Consumer Law

How Telco Rules Combat SIM Swapping Fraud

Explore the specific government rules compelling mobile carriers to implement enhanced security procedures against SIM swapping identity theft.

A SIM swap occurs when a malicious actor convinces a telecommunications carrier, or telco, to transfer a phone number to a new Subscriber Identity Module (SIM) card that is under the fraudster’s control. This unauthorized transfer is a serious threat because the phone number is often the gateway to a person’s digital life, including financial and social media accounts. By gaining control of the number, the actor can intercept one-time passwords and multi-factor authentication codes, leading to financial loss and identity theft. Federal regulations establish specific requirements for telcos to prevent this fraud, setting a baseline for security procedures across the industry.

Regulatory Bodies and Applicable Rules

The Federal Communications Commission (FCC) is the primary federal authority establishing rules to prevent SIM swapping and fraudulent number porting. These regulations are codified within the FCC’s rules concerning Customer Proprietary Network Information (CPNI) and Local Number Portability (LNP). 47 CFR Part 64 mandates that wireless providers adopt secure methods to authenticate customers before redirecting a phone number to a new device or carrier. The goal of these rules is to protect sensitive consumer data and maintain the integrity of the number porting process.

These requirements apply uniformly to all commercial mobile radio service providers, including wireless resellers. Telcos must regularly review and update their authentication methods, at least annually, to ensure they remain secure against evolving threats. While the FCC sets national standards, state Public Utility Commissions may introduce supplementary requirements. The regulatory framework establishes a required minimum standard of protection while allowing providers flexibility in implementing specific security technologies.

Mandatory Customer Identity Verification Procedures

Telcos must use secure methods to confirm a customer’s identity before executing a SIM change or port-out request. The rules prohibit relying solely on easily available information for authentication, such as biographical data, account details, payment history, or call detail information. Instead, providers must implement robust verification protocols to prevent unauthorized account access. This secure authentication process is required for all requests, whether made in person, online, or over the phone.

For remote requests, telcos must use multi-factor authentication. This often includes a unique, pre-established account password or a one-time passcode sent to a pre-registered backup method, like a separate email address. If a request is made in person, the provider must require government-issued photo identification to verify the requester’s identity. Telcos must also implement clear procedures for responding to failed authentication attempts to prevent bad actors from repeatedly trying to access an account.

Consumer Security Measures and Account Locks

Telcos must offer customers proactive security tools beyond standard transactional verification. Providers must offer all customers, free of charge, the option to place an account lock or “Port Freeze” on their number. This feature prevents any SIM change or number transfer request from being processed until the customer removes the lock through a secure process.

Telcos must notify customers of available account protection measures using clear language, making the information easily accessible online.

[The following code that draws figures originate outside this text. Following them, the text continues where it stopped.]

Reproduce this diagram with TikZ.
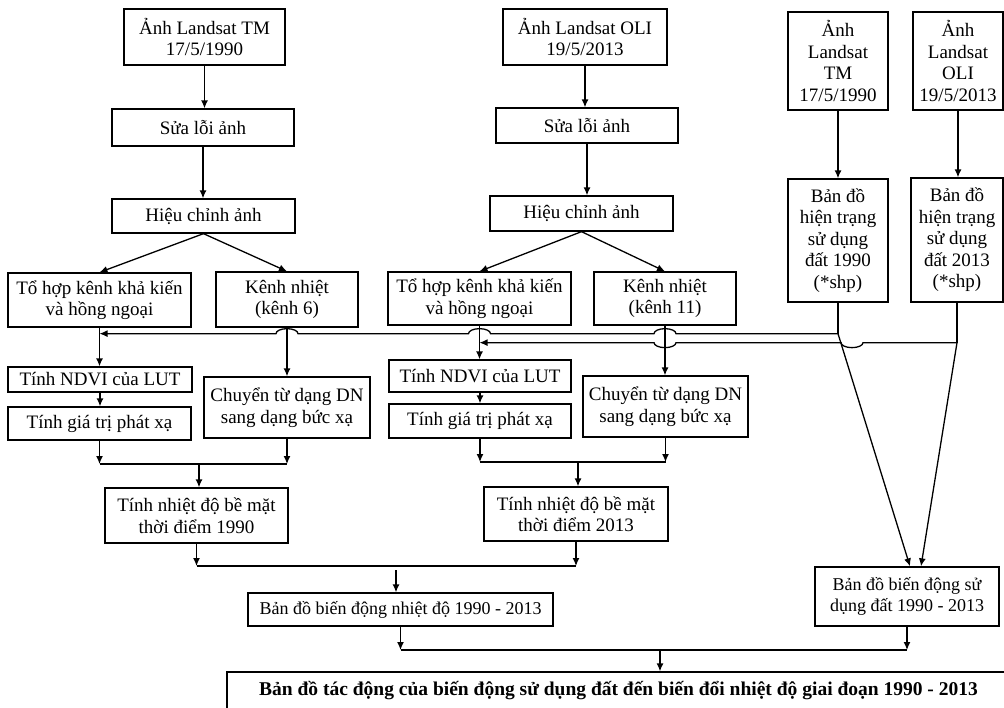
\documentclass[tikz,border=0pt]{standalone}
\usepackage{fontspec}
\setmainfont{Liberation Serif}
\usepackage{tikz}
\usetikzlibrary{calc,arrows.meta}

\begin{document}
\begin{tikzpicture}[x=1pt, y=-1pt, >={Latex[length=8pt,width=7pt]},
    box/.style={draw, line width=1.3pt, align=center, inner sep=1pt, font=\fontsize{19}{21.5}\selectfont},
    link/.style={line width=1.3pt}]
  \path[use as bounding box, clip] (0,0) rectangle (1004,707);
  % Nodes 1990
  \node[box, minimum width=161, minimum height=56] (anh90) at (204.5,37) {Ảnh Landsat TM\\17/5/1990};
  \node[box, minimum width=182, minimum height=37] (sua90) at (203,127.5) {Sửa lỗi ảnh};
  \node[box, minimum width=183, minimum height=34] (hc90) at (203.5,216) {Hiệu chỉnh ảnh};
  \node[box, minimum width=183, minimum height=54] (tohop90) at (99.5,300) {Tổ hợp kênh khả kiến\\và hồng ngoại};
  \node[box, minimum width=142, minimum height=55] (kenh90) at (287,299.5) {Kênh nhiệt\\(kênh 6)};
  \node[box, minimum width=184, minimum height=25] (ndvi90) at (100,379.5) {Tính NDVI của LUT};
  \node[box, minimum width=183, minimum height=33] (phatxa90) at (99.5,423.5) {Tính giá trị phát xạ};
  \node[box, minimum width=166, minimum height=61] (dn90) at (287,407.5) {Chuyển từ dạng DN\\sang dạng bức xạ};
  \node[box, minimum width=183, minimum height=55] (lst90) at (196.5,515.5) {Tính nhiệt độ bề mặt\\thời điểm 1990};
  % Nodes 2013
  \node[box, minimum width=164, minimum height=56] (anh13) at (585,37) {Ảnh Landsat OLI\\19/5/2013};
  \node[box, minimum width=182, minimum height=35] (sua13) at (587,125.5) {Sửa lỗi ảnh};
  \node[box, minimum width=183, minimum height=35] (hc13) at (581.5,213.5) {Hiệu chỉnh ảnh};
  \node[box, minimum width=183, minimum height=53] (tohop13) at (479.5,298.5) {Tổ hợp kênh khả kiến\\và hồng ngoại};
  \node[box, minimum width=142, minimum height=53] (kenh13) at (665,298.5) {Kênh nhiệt\\(kênh 11)};
  \node[box, minimum width=182, minimum height=32] (ndvi13) at (480,376) {Tính NDVI của LUT};
  \node[box, minimum width=182, minimum height=34] (phatxa13) at (480,421) {Tính giá trị phát xạ};
  \node[box, minimum width=165, minimum height=61] (dn13) at (665.5,406.5) {Chuyển từ dạng DN\\sang dạng bức xạ};
  \node[box, minimum width=184, minimum height=54] (lst13) at (576,514) {Tính nhiệt độ bề mặt\\thời điểm 2013};
  % Land use
  \node[box, minimum width=100, minimum height=98] (ls90) at (838,61) {Ảnh\\Landsat\\TM\\17/5/1990};
  \node[box, minimum width=90, minimum height=98] (ls13) at (958,61) {Ảnh\\Landsat\\OLI\\19/5/2013};
  \node[box, minimum width=100, minimum height=123] (ht90) at (838,240.5) {Bản đồ\\hiện trạng\\sử dụng\\đất 1990\\(*shp)};
  \node[box, minimum width=92, minimum height=124] (ht13) at (957,240) {Bản đồ\\hiện trạng\\sử dụng\\đất 2013\\(*shp)};
  % Results
  \node[box, minimum width=305, minimum height=33, font=\fontsize{18}{21}\selectfont] (bdnd) at (400.5,609.5) {Bản đồ biến động nhiệt độ 1990 - 2013};
  \node[box, minimum width=184, minimum height=59, font=\fontsize{18}{21.5}\selectfont] (bdsd) at (907,596.5) {Bản đồ biến động sử\\dụng đất 1990 - 2013};
  \node[box, minimum width=783, minimum height=38, font=\fontsize{19.5}{21}\selectfont\bfseries] (tacdong) at (618.5,691) {Bản đồ tác động của biến động sử dụng đất đến biến đổi nhiệt độ giai đoạn 1990 - 2013};
  % Junctions
  \coordinate (j90) at (199,464);
  \coordinate (j13) at (578,462);
  \coordinate (jt) at (396,566);
  \coordinate (jf) at (660,650);
  \coordinate (c90) at ($(ht90.south)+(0,31)$);
  \coordinate (c13) at ($(ht13.south)+(0,40)$);
  % Straight arrows
  \foreach \a/\b in {anh90/sua90, sua90/hc90, tohop90/ndvi90, ndvi90/phatxa90, kenh90/dn90,
                     anh13/sua13, sua13/hc13, tohop13/ndvi13, ndvi13/phatxa13, kenh13/dn13,
                     ls90/ht90, ls13/ht13}{
    \draw[link, ->] (\a.south) -- (\a.south |- \b.north);
  }
  \draw[link, ->] (hc90.south) -- (tohop90.north);
  \draw[link, ->] (hc90.south) -- (kenh90.north);
  \draw[link, ->] (hc13.south) -- (tohop13.north);
  \draw[link, ->] (hc13.south) -- (kenh13.north);
  % Merge 1990
  \draw[link, ->] (phatxa90.south) -- (phatxa90.south |- j90);
  \draw[link, ->] (dn90.south) -- (dn90.south |- j90);
  \draw[link] (phatxa90.south |- j90) -- (dn90.south |- j90);
  \draw[link, ->] (j90) -- (j90 |- lst90.north);
  % Merge 2013
  \draw[link, ->] (phatxa13.south) -- (phatxa13.south |- j13);
  \draw[link, ->] (dn13.south) -- (dn13.south |- j13);
  \draw[link] (phatxa13.south |- j13) -- (dn13.south |- j13);
  \draw[link, ->] (j13) -- (j13 |- lst13.north);
  % Temperature change
  \draw[link, ->] (lst90.south) -- (lst90.south |- jt);
  \draw[link, ->] (lst13.south) -- (lst13.south |- jt);
  \draw[link] (lst90.south |- jt) -- (lst13.south |- jt);
  \draw[link, ->] ($(jt)+(0,4)$) -- (jt |- bdnd.north);
  % Final
  \draw[link, ->] (bdnd.south) -- (bdnd.south |- jf);
  \draw[link, ->] (bdsd.south) -- (bdsd.south |- jf);
  \draw[link] (bdnd.south |- jf) -- (bdsd.south |- jf);
  \draw[link, ->] (jf) -- (jf |- tacdong.north);
  % Land use to change map
  \draw[link] (ht90.south) -- (c90);
  \draw[link] (ht13.south) -- (c13);
  \draw[link, ->] (c90) -- ($(bdsd.north)+(3,0)$);
  \draw[link, ->] (c13) -- ($(bdsd.north)+(14,0)$);
  % Land use to NDVI (with hops)
  \draw[link, ->] (c90) -- ($(kenh13.south |- c90)+(11,0)$)
    arc[start angle=0, end angle=180, x radius=11pt, y radius=5pt]
    -- ($(tohop13.south |- c90)+(11,0)$)
    arc[start angle=0, end angle=180, x radius=11pt, y radius=5pt]
    -- ($(kenh90.south |- c90)+(11,0)$)
    arc[start angle=0, end angle=180, x radius=11pt, y radius=5pt]
    -- (tohop90.south |- c90);
  \draw[link, ->] (c13) -- ($(852,0 |- c13)+(11,0)$)
    arc[start angle=0, end angle=-180, x radius=11pt, y radius=5pt]
    -- ($(kenh13.south |- c13)+(11,0)$)
    arc[start angle=0, end angle=-180, x radius=11pt, y radius=5pt]
    -- (tohop13.south |- c13);
\end{tikzpicture}
\end{document}
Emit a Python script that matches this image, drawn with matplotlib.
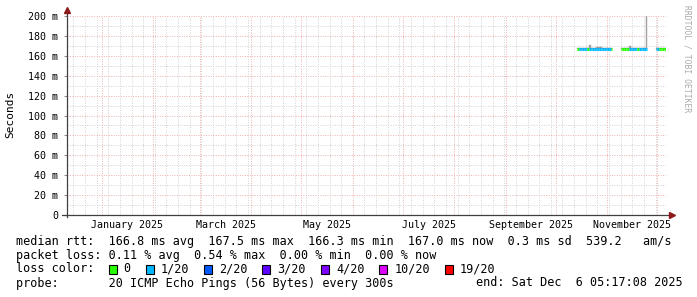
import matplotlib
matplotlib.use("Agg")
import matplotlib.pyplot as plt
import matplotlib.dates as mdates
from matplotlib.patches import Rectangle
from matplotlib.ticker import MultipleLocator, NullFormatter
from datetime import datetime, timedelta
import numpy as np

# ---- data ----
END = datetime(2025, 12, 6, 5, 17, 8)
START = END - timedelta(days=360)

# daily medians (ms), loss (pings lost out of 20), top of smoke (ms)
seg1_start = datetime(2025, 10, 14)
seg1_median = [166.9, 166.8, 166.7, 166.8, 166.9, 166.8, 166.6, 166.9, 166.8, 166.7, 166.8,
               166.9, 166.7, 166.8, 166.6, 166.8, 166.9, 166.8, 166.7, 166.8, 166.9]
seg1_loss = [0, 1, 1, 1, 1, 1, 0, 1, 1, 1, 1, 1, 1, 1, 1, 1, 1, 1, 1, 1, 0]
seg1_smoke = [167.6, 167.4, 167.5, 167.6, 167.5, 167.4, 167.6, 171.0, 167.5, 167.6, 167.4,
              168.5, 168.8, 168.6, 168.4, 167.6, 167.5, 167.4, 167.6, 167.5, 167.4]

seg2_start = datetime(2025, 11, 9)
seg2_median = [166.7, 166.8, 166.9, 166.8, 166.7, 166.8, 166.9, 166.8, 166.6, 166.8,
               166.9, 166.8, 166.7, 166.8, 166.9, 167.0]
seg2_loss = [0, 0, 0, 0, 0, 1, 1, 1, 1, 1, 0, 1, 1, 1, 1, 1]
seg2_smoke = [167.5, 167.4, 167.6, 167.5, 167.4, 170.0, 167.5, 167.6, 167.4, 167.5,
              167.6, 167.5, 167.4, 167.6, 167.5, 205.0]

seg3_start = datetime(2025, 11, 30)
seg3_median = [166.8, 166.9, 166.8, 166.7, 166.8, 166.9, 167.0]
seg3_loss = [1, 1, 0, 0, 0, 0, 0]
seg3_smoke = [167.5, 167.6, 167.5, 167.4, 167.5, 167.6, 167.6]

loss_labels = ["0", "1/20", "2/20", "3/20", "4/20", "10/20", "19/20"]
loss_hex = ["#26ff00", "#00b8ff", "#0059ff", "#5e00ff", "#7e00ff", "#dd00ff", "#ff0000"]

label_months = [1, 3, 5, 7, 9, 11]
label_year = 2025

line_rtt = "median rtt:  166.8 ms avg  167.5 ms max  166.3 ms min  167.0 ms now  0.3 ms sd  539.2   am/s"
line_loss = "packet loss: 0.11 % avg  0.54 % max  0.00 % min  0.00 % now"
line_probe = "probe:       20 ICMP Echo Pings (56 Bytes) every 300s"
line_end = "end: Sat Dec  6 05:17:08 2025"

# ---- figure ----
plt.rcParams["font.family"] = "DejaVu Sans Mono"
W, H = 697, 297
fig = plt.figure(figsize=(W / 100, H / 100), dpi=100)
fig.patch.set_facecolor("white")

def fx(x):
    return x / W

def fy(y):
    return 1 - y / H

ax = fig.add_axes([fx(67), fy(215), (666 - 67) / W, (215 - 16) / H])
ax.set_facecolor("white")
ax.set_xlim(START, END)
ax.set_ylim(0, 0.2)

# grid
ax.xaxis.set_major_locator(mdates.MonthLocator())
ax.xaxis.set_minor_locator(mdates.WeekdayLocator(byweekday=mdates.SU))
ax.xaxis.set_major_formatter(NullFormatter())
ax.yaxis.set_major_locator(MultipleLocator(0.02))
ax.yaxis.set_minor_locator(MultipleLocator(0.01))
ax.grid(which="minor", color="#d2d2d2", linestyle=(0, (1, 1.5)), linewidth=0.7)
ax.grid(which="major", color="#f0b0b0", linestyle=(0, (1, 1.5)), linewidth=0.7)
ax.set_axisbelow(True)

def ylab(v, pos):
    ms = round(v * 1000)
    return "0" if ms == 0 else f"{ms} m"

ax.yaxis.set_major_formatter(plt.FuncFormatter(ylab))
ax.tick_params(axis="y", which="major", length=2, pad=4.5, labelsize=7.2, color="#909090")
ax.tick_params(axis="y", which="minor", length=0)
ax.tick_params(axis="x", which="both", length=0)
for s in ax.spines.values():
    s.set_visible(False)

# month labels centred mid-month
for m in label_months:
    d0 = datetime(label_year, m, 1)
    d1 = datetime(label_year + (m == 12), m % 12 + 1, 1)
    mid = d0 + (d1 - d0) / 2
    ax.text(mid, -10 / 199, f"{d0:%B} {label_year}", transform=ax.get_xaxis_transform(),
            ha="center", va="center", fontsize=7.2)

# data: smoke then coloured median
for start, med, loss, smoke in [(seg1_start, seg1_median, seg1_loss, seg1_smoke),
                                (seg2_start, seg2_median, seg2_loss, seg2_smoke),
                                (seg3_start, seg3_median, seg3_loss, seg3_smoke)]:
    days = mdates.date2num([start + timedelta(days=i) for i in range(len(med))])
    med = np.array(med) / 1000
    smoke = np.array(smoke) / 1000
    ax.bar(days, smoke - med, bottom=med, width=1.0, align="edge",
           color="#a0a0a0", linewidth=0.3, edgecolor="#a0a0a0")
    ax.hlines(med, days, days + 1, colors=[loss_hex[l] for l in loss],
              linewidth=2.2, capstyle="butt")

# axes lines and arrows
ax.plot([-5 / 599, 1 + 3 / 599], [0, 0], color="#404040", lw=0.9,
        transform=ax.transAxes, clip_on=False)
ax.plot([0, 0], [-2 / 199, 1 + 5 / 199], color="#404040", lw=0.9,
        transform=ax.transAxes, clip_on=False)
ax.plot([1 + 6 / 599], [0], marker=">", ms=4, color="#8b1a1a",
        transform=ax.transAxes, clip_on=False)
ax.plot([0], [1 + 6 / 199], marker="^", ms=4, color="#8b1a1a",
        transform=ax.transAxes, clip_on=False)

# labels
fig.text(fx(10), fy(114), "Seconds", rotation=90, ha="center", va="center", fontsize=8)
fig.text(fx(687), fy(5), "RRDTOOL / TOBI OETIKER", rotation=270, ha="center", va="top",
         fontsize=5.8, color="#aaaaaa")

# legend block
fs = 8.5
cw = 0.602 * fs * 100 / 72
fig.text(fx(16), fy(241), line_rtt, ha="left", va="center", fontsize=fs)
fig.text(fx(16), fy(255), line_loss, ha="left", va="center", fontsize=fs)
fig.text(fx(16), fy(269), "loss color:", ha="left", va="center", fontsize=fs)
x = 108.5
for lab, col in zip(loss_labels, loss_hex):
    fig.patches.append(Rectangle((fx(x), fy(273.5)), 8 / W, 9 / H, transform=fig.transFigure,
                                 facecolor=col, edgecolor="black", linewidth=0.8))
    fig.text(fx(x + 15), fy(269), lab, ha="left", va="center", fontsize=fs)
    x = x + 15 + len(lab) * cw + 15
fig.text(fx(16), fy(283), line_probe, ha="left", va="center", fontsize=fs)
fig.text(fx(683), fy(283), line_end, ha="right", va="center", fontsize=fs)

fig.savefig("out.png", dpi=100, facecolor="white")
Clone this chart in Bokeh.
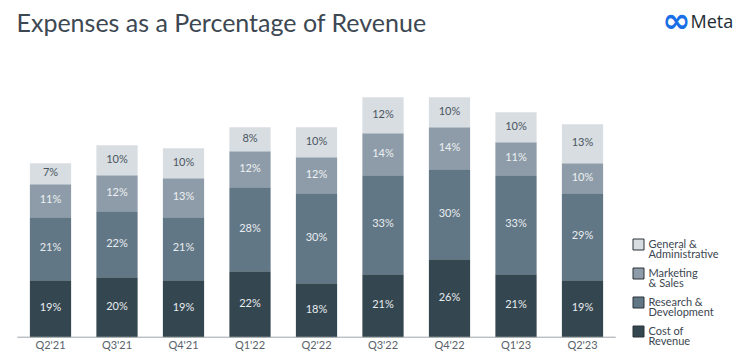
from bokeh.plotting import figure
from bokeh.models import ColumnDataSource, Range1d
from bokeh.core.properties import value
from bokeh.embed import file_html
from bokeh.resources import INLINE

quarters = ["Q2'21", "Q3'21", "Q4'21", "Q1'22", "Q2'22", "Q3'22", "Q4'22", "Q1'23", "Q2'23"]
cost_of_revenue = [19, 20, 19, 22, 18, 21, 26, 21, 19]
research_dev = [21, 22, 21, 28, 30, 33, 30, 33, 29]
marketing_sales = [11, 12, 13, 12, 12, 14, 14, 11, 10]
general_admin = [7, 10, 10, 8, 10, 12, 10, 10, 13]

series_names = ["Cost of\nRevenue", "Research &\nDevelopment", "Marketing\n& Sales", "General &\nAdministrative"]
series_values = [cost_of_revenue, research_dev, marketing_sales, general_admin]
colors = ["#34464f", "#627786", "#8d9ca8", "#d8dde2"]
label_colors = ["#e8ecef", "#e8ecef", "#eef1f3", "#4a5560"]

W, H = 740, 359
FONT = "Lato"

x = list(range(len(quarters)))
px_per_x = 66.5
x0_px = 50.0
px_per_y = 3.0
base_px = 336.7


def dx(px):
    return (px - x0_px) / px_per_x


def dy(py):
    return (base_px - py) / px_per_y


p = figure(width=W, height=H, output_backend="svg", toolbar_location=None,
           x_range=Range1d(dx(0), dx(W)), y_range=Range1d(dy(H), dy(0)),
           min_border=0, min_border_left=0, min_border_right=0,
           min_border_top=0, min_border_bottom=0)
p.axis.visible = False
p.grid.visible = False
p.outline_line_color = None
p.background_fill_color = "white"
p.border_fill_color = "white"

bottom = [0] * len(quarters)
for name, vals, col, lcol in zip(series_names, series_values, colors, label_colors):
    top = [b + v for b, v in zip(bottom, vals)]
    mid = [(b + t) / 2 for b, t in zip(bottom, top)]
    src = ColumnDataSource(dict(x=x, bottom=bottom, top=top, mid=mid,
                                lab=[f"{v}%" for v in vals]))
    p.vbar(x="x", bottom="bottom", top="top", width=0.62, source=src,
           fill_color=col, line_color=None)
    p.text(x="x", y="mid", text="lab", source=src, text_align="center",
           text_baseline="middle", y_offset=-2, text_font=value(FONT), text_font_size="11px",
           text_color=lcol)
    bottom = top

# baseline
p.segment(x0=[x[0] - 0.5], y0=[0], x1=[x[-1] + 0.5], y1=[0], line_color="#a0a4a8", line_width=1)
# category labels
p.text(x=x, y=[0] * len(x), text=quarters, text_align="center", text_baseline="middle",
       y_offset=7, text_font=value(FONT), text_font_size="11px", text_color="#5a636b")

# legend (top entry = General & Administrative)
leg_names = list(reversed(series_names))
leg_colors = list(reversed(colors))
leg_y = [244 + 29 * k for k in range(len(leg_names))]
p.scatter(x=[dx(638)] * len(leg_names), y=[dy(v) for v in leg_y], marker="square", size=11,
          fill_color=leg_colors, line_color="#2b3238", line_width=1)
p.text(x=[dx(648)] * len(leg_names), y=[dy(v - 7.5) for v in leg_y], text=leg_names,
       text_align="left", text_baseline="top", text_font=value(FONT), text_font_size="11px",
       text_line_height=0.8, text_color="#3c4650")

# title and logo
p.text(x=[dx(16)], y=[dy(21.5)], text=["Expenses as a Percentage of Revenue"],
       text_baseline="middle", text_font=value(FONT), text_font_size="25px",
       text_color="#3d4852")
p.text(x=[dx(676)], y=[dy(19.5)], text=["∞"], text_align="center", text_baseline="middle",
       text_font=value("DejaVu Sans"), text_font_size="34px", text_font_style="bold",
       text_color="#1a6fe6")
p.text(x=[dx(690)], y=[dy(20.5)], text=["Meta"], text_baseline="middle",
       text_font=value("Open Sans"), text_font_size="18px", text_color="#1c2b33")

open("out.html", "w").write(file_html(p, INLINE))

Providers must implement strict rules regarding account PINs and passwords. This includes prohibiting the use of common, easily guessable information like the last four digits of a Social Security Number or the phone number itself. Furthermore, providers must train employees on how to identify fraudulent SIM change attempts and how to assist victims of fraud.

Required Customer Notification and Alert Protocols

Telcos must immediately notify customers whenever a request for a SIM change or number port-out is initiated on their account. This mandatory alert must be sent before the provider completes the change or porting process. The notification must be delivered to a pre-verified contact method distinct from the line being swapped, such as an alternative email address or a different mobile number.

The alert must contain clear language detailing the type and time of the request, along with instructions for immediately reporting fraud. This prompt communication allows the legitimate customer to stop the fraudulent transaction before it is executed. Wireless providers must also maintain a transparent process for customers to report SIM swap or port-out fraud and are required to promptly investigate and remediate confirmed instances at no cost to the victim.